Unjust Enrichment and Related Claims
Regarding the unjust enrichment claim, the court noted that Collins' assertions failed to demonstrate that the defendants had gained any financial benefit from the situation at hand. It pointed out that Collins had not faced foreclosure and had even leased the property to a third party, which undermined any claims of unjust enrichment since there was no evidence that the defendants had profited at his expense. The court also examined claims of slander of title and quiet title, determining that these were premised on the incorrect assertion that the defendants lacked any legitimate interest in the property. Given that Collins' own allegations did not substantiate claims of wrongful action by the defendants, the court found these claims to be unconvincing and recommended their dismissal as well.

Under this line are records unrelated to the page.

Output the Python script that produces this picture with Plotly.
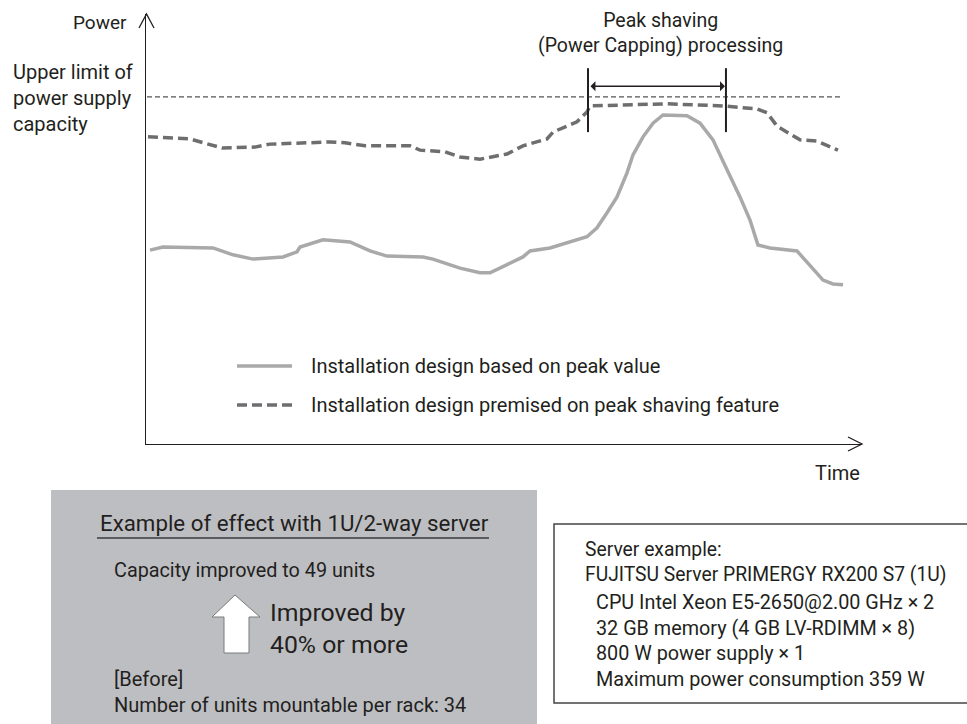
import plotly.graph_objects as go

# ---------------- data (arbitrary units) ----------------
# Time axis 0..100, power axis 0..100
time_peak = [0.42, 2.24, 9.26, 12.06, 14.87, 19.07, 21.04, 21.46, 24.68, 28.47, 31.28,
             33.66, 38.71, 40.11, 43.90, 46.70, 48.11, 49.93, 52.73, 53.72, 56.52, 61.71,
             63.11, 64.52, 65.92, 67.32, 68.16, 69.57, 70.97, 72.37, 75.74, 77.56, 79.38,
             81.35, 83.17, 84.57, 85.69, 87.38, 91.16, 93.41, 94.81, 96.21, 97.62]
power_peak = [45.2, 45.9, 45.7, 44.1, 43.1, 43.6, 44.8, 45.9, 47.6, 47.1, 45.0,
              43.8, 43.6, 43.1, 41.0, 39.9, 39.9, 41.3, 43.6, 45.0, 45.7, 48.3,
              50.4, 53.9, 57.6, 63.2, 67.4, 71.6, 74.8, 76.7, 76.5, 74.8, 70.9,
              63.9, 57.6, 52.2, 46.4, 45.7, 45.0, 40.8, 38.2, 37.3, 37.1]

time_shave = [0.14, 6.03, 10.52, 15.15, 17.25, 25.67, 27.77, 30.58, 36.89, 38.29, 41.80,
              43.90, 46.70, 47.69, 50.49, 52.73, 56.10, 56.94, 60.31, 61.71, 62.13, 72.93,
              80.79, 85.55, 86.96, 88.36, 91.58, 93.97, 96.91]
power_shave = [71.6, 71.1, 69.0, 69.2, 69.9, 70.4, 70.2, 69.5, 69.5, 68.5, 68.1,
               66.9, 66.4, 66.7, 67.6, 69.5, 71.1, 72.7, 75.1, 77.4, 78.8, 79.3,
               78.8, 78.1, 77.2, 74.1, 70.9, 70.6, 68.5]

upper_limit = 80.9
limit_span = [0.0, 97.2]
shaving_start, shaving_end = 61.85, 81.2
shaving_bar_low, shaving_bar_high = 72.7, 87.6
shaving_arrow_level = 83.4

series_names = ["Installation design based on peak value",
                "Installation design premised on peak shaving feature"]
server_lines = ["Server example:",
                "FUJITSU Server PRIMERGY RX200 S7 (1U)",
                "CPU Intel Xeon E5-2650@2.00 GHz × 2",
                "32 GB memory (4 GB LV-RDIMM × 8)",
                "800 W power supply × 1",
                "Maximum power consumption 359 W"]

# ---------------- styling ----------------
W, H = 967, 724
L, R, T, B = 146, 862, 14, 444          # plot area in pixels
FONT = "Roboto, 'Noto Sans', sans-serif"
TXT = "#231f20"
LIGHT = "#a9a9a9"
DARK = "#6d6e70"


def px(x):
    return (x - L) / (R - L)


def py(y):
    return (B - y) / (B - T)


fig = go.Figure()

fig.add_trace(go.Scatter(x=limit_span, y=[upper_limit, upper_limit], mode="lines",
                         line=dict(color="#555555", width=1.2, dash="5px,3px"),
                         hoverinfo="skip", showlegend=False))
fig.add_trace(go.Scatter(x=time_peak, y=power_peak, mode="lines", name=series_names[0],
                         line=dict(color=LIGHT, width=3.5), showlegend=False))
fig.add_trace(go.Scatter(x=time_shave, y=power_shave, mode="lines", name=series_names[1],
                         line=dict(color=DARK, width=3.5, dash="10px,5px"), showlegend=False))

shapes = []
annos = []

# peak-shaving interval markers
for xv in (shaving_start, shaving_end):
    shapes.append(dict(type="line", xref="x", yref="y", x0=xv, x1=xv,
                       y0=shaving_bar_low, y1=shaving_bar_high,
                       line=dict(color=TXT, width=2)))
annos.append(dict(x=shaving_end, y=shaving_arrow_level, ax=shaving_start, ay=shaving_arrow_level,
                  xref="x", yref="y", axref="x", ayref="y", text="", showarrow=True,
                  arrowhead=1, arrowside="end+start", arrowsize=1.1, arrowwidth=1.5,
                  arrowcolor=TXT, standoff=1, startstandoff=1))

# axis arrowheads (open chevrons)
shapes.append(dict(type="path", xref="paper", yref="paper",
                   path=f"M{px(139)},{py(28)} L{px(146.5)},{py(14)} L{px(154)},{py(28)}",
                   line=dict(color=TXT, width=1.3)))
shapes.append(dict(type="path", xref="paper", yref="paper",
                   path=f"M{px(848)},{py(437)} L{px(862)},{py(444)} L{px(848)},{py(451)}",
                   line=dict(color=TXT, width=1.3)))

# legend samples
shapes.append(dict(type="line", xref="paper", yref="paper", x0=px(237), x1=px(292),
                   y0=py(366), y1=py(366), line=dict(color=LIGHT, width=3.5)))
shapes.append(dict(type="line", xref="paper", yref="paper", x0=px(237), x1=px(292),
                   y0=py(405), y1=py(405), line=dict(color=DARK, width=3.5, dash="10px,5px")))

# bottom-left grey box
shapes.append(dict(type="rect", xref="paper", yref="paper", x0=px(51), x1=px(537),
                   y0=py(730), y1=py(490), fillcolor="#bdbec2", line=dict(width=0), layer="below"))
shapes.append(dict(type="line", xref="paper", yref="paper", x0=px(97), x1=px(489),
                   y0=py(538), y1=py(538), line=dict(color="#3a3a3a", width=1.5)))
arrow_pts = [(235, 595), (260, 617), (249, 617), (249, 653), (224, 653), (224, 617), (212, 617)]
path = "M" + " L".join(f"{px(a)},{py(b)}" for a, b in arrow_pts) + " Z"
shapes.append(dict(type="path", xref="paper", yref="paper", path=path,
                   fillcolor="white", line=dict(color="#7a7a7a", width=1)))

# right box
shapes.append(dict(type="rect", xref="paper", yref="paper", x0=px(554), x1=px(980),
                   y0=py(703), y1=py(524), fillcolor="white", line=dict(color="#444444", width=1.5)))


def text(s, x, y, size=18, anchor="left", color=TXT):
    annos.append(dict(text=s, x=px(x), y=py(y), xref="paper", yref="paper", showarrow=False,
                      xanchor=anchor, yanchor="middle", align="left",
                      font=dict(family=FONT, size=size, color=color)))


text("Power", 129, 23, 19, "right")
text("Upper limit of<br>power supply<br>capacity", 11, 98, 20)
text("Peak shaving<br>(Power Capping) processing", 660, 33, 19.5, "center")
annos[-1]["align"] = "center"
text(series_names[0], 309, 366, 20)
text(series_names[1], 309, 405, 20)
text("Time", 862, 473, 20, "right")

text("Example of effect with 1U/2-way server", 98, 523, 22.3)
text("Capacity improved to 49 units", 112, 570, 19.8)
text("Improved by<br>40% or more", 268, 628, 24.8)
text("[Before]<br>Number of units mountable per rack: 34", 112, 692, 20)

text("<br>".join(server_lines[:2]), 583, 561.5, 19.3)
text("<br>".join(server_lines[2:]), 594, 641, 19.8)

fig.update_layout(
    width=W, height=H,
    margin=dict(l=L, r=W - R, t=T, b=H - B),
    paper_bgcolor="white", plot_bgcolor="white",
    xaxis=dict(range=[-0.14, 100.28], showline=True, linecolor=TXT, linewidth=1.3,
               showgrid=False, zeroline=False, showticklabels=False, ticks=""),
    yaxis=dict(range=[0, 100.23], showline=True, linecolor=TXT, linewidth=1.3,
               showgrid=False, zeroline=False, showticklabels=False, ticks=""),
    shapes=shapes, annotations=annos, showlegend=False,
    font=dict(family=FONT, color=TXT),
)

fig.write_html("out.html", config={"displayModeBar": False},
               post_script="document.body.style.margin='0';")
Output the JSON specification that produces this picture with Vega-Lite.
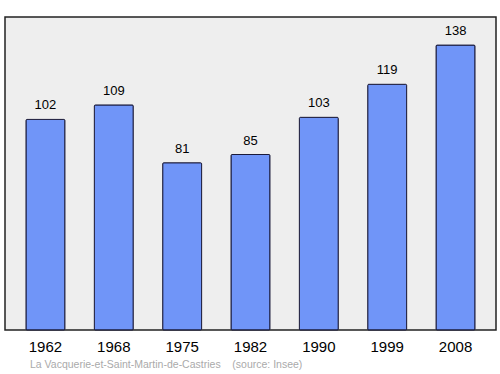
{
  "$schema": "https://vega.github.io/schema/vega-lite/v6.json",
  "width": 491,
  "height": 313,
  "autosize": {"type": "none"},
  "padding": {"left": 5, "top": 17, "right": 4, "bottom": 44},
  "background": "white",
  "view": {"fill": "#eeeeee", "stroke": "#222222", "strokeWidth": 1.5, "cornerRadius": 0},
  "title": {
    "text": "La Vacquerie-et-Saint-Martin-de-Castries\u00a0\u00a0\u00a0\u00a0(source: Insee)",
    "orient": "bottom",
    "anchor": "start",
    "offset": 6,
    "dx": 25,
    "font": "Liberation Sans",
    "fontSize": 10.5,
    "fontWeight": "normal",
    "color": "#aaaaaa"
  },
  "data": {
    "values": [
      {"year": "1962", "pop": 102},
      {"year": "1968", "pop": 109},
      {"year": "1975", "pop": 81},
      {"year": "1982", "pop": 85},
      {"year": "1990", "pop": 103},
      {"year": "1999", "pop": 119},
      {"year": "2008", "pop": 138}
    ]
  },
  "encoding": {
    "x": {
      "field": "year",
      "type": "nominal",
      "sort": null,
      "scale": {"paddingInner": 0.43, "paddingOuter": 0.307},
      "axis": {
        "title": null,
        "domain": false,
        "ticks": false,
        "labelAngle": 0,
        "labelPadding": 9,
        "labelFont": "Liberation Sans",
        "labelFontSize": 15,
        "labelColor": "#000000"
      }
    },
    "y": {
      "field": "pop",
      "type": "quantitative",
      "scale": {"domain": [0, 151.6], "nice": false},
      "axis": null
    }
  },
  "layer": [
    {
      "mark": {"type": "bar", "fill": "#7095f8", "stroke": "#1a1a3a", "strokeWidth": 1, "cornerRadius": 1}
    },
    {
      "mark": {"type": "text", "baseline": "bottom", "dy": -7, "font": "Liberation Sans", "fontSize": 13, "color": "#000000"},
      "encoding": {"text": {"field": "pop", "type": "quantitative"}}
    }
  ]
}
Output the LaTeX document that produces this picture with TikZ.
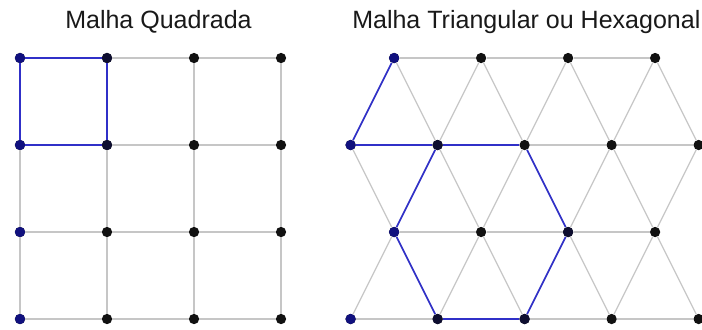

Specificity of RESPA and FDCPA Claims
The court concluded that Collins' claims under the Real Estate Settlement Procedures Act (RESPA) were improperly directed at entities that were not parties to the case, specifically targeting a lender not involved in the litigation. This misalignment rendered those claims ineffective against the current defendants. Additionally, the court examined Collins' allegations under the Fair Debt Collection Practices Act (FDCPA) and clarified that the defendants were classified as creditors rather than debt collectors, which disqualified them from liability under the FDCPA. The court explained that the FDCPA applies primarily to debt collectors engaged in collecting debts, not to creditors who extend credit. Therefore, both the RESPA and FDCPA claims were dismissed based on the lack of applicable parties and the nature of the claims against the defendants.